Question

Explain why the graph of the function $$y=\log _{b} x$$ contains the point $$(1,0)$$ no matter what $$b$$ is.

Answer

**step1 Understand the Definition of a Logarithm**

A logarithm is a mathematical operation that determines the exponent to which a base must be raised to produce a given number. In simple terms, if you have an equation like $$y = \log_b x$$, it means the same thing as $$b^y = x$$. Here, 'b' is the base, 'y' is the exponent, and 'x' is the number we get when 'b' is raised to the power of 'y'.

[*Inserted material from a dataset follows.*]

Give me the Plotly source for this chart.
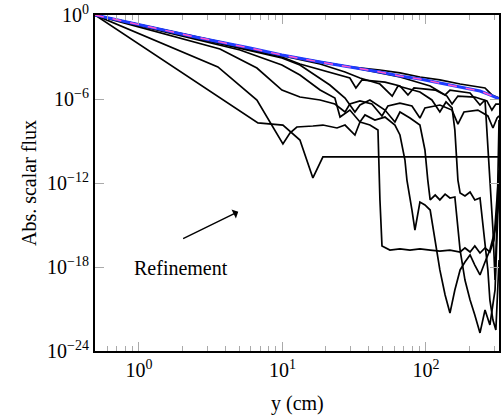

$$y = \log_b x \quad \text{is equivalent to} \quad b^y = x$$

**step2 Substitute the Point (1,0) into the Logarithmic Function**

To check if the point $$(1,0)$$ is on the graph of the function $$y = \log_b x$$, we substitute $$x=1$$ and $$y=0$$ into the function's equation. If the equation holds true, then the point is on the graph.

$$0 = \log_b 1$$

**step3 Verify the Equation Using the Logarithm Definition**

Now we use the definition of a logarithm from Step 1. The equation $$0 = \log_b 1$$ can be rewritten in its exponential form. This means we are asking "What power must 'b' be raised to, to get 1?"

$$b^0 = 1$$

This is a fundamental rule in mathematics: any non-zero number raised to the power of zero is always 1. Since the base 'b' of a logarithm must always be a positive number and not equal to 1 ($$b > 0, b \neq 1$$), this rule applies. Therefore, $$b^0 = 1$$ is always true for any valid base 'b'. This confirms that when $$x=1$$, $$y$$ must be $$0$$ in the function $$y = \log_b x$$, regardless of the base 'b'.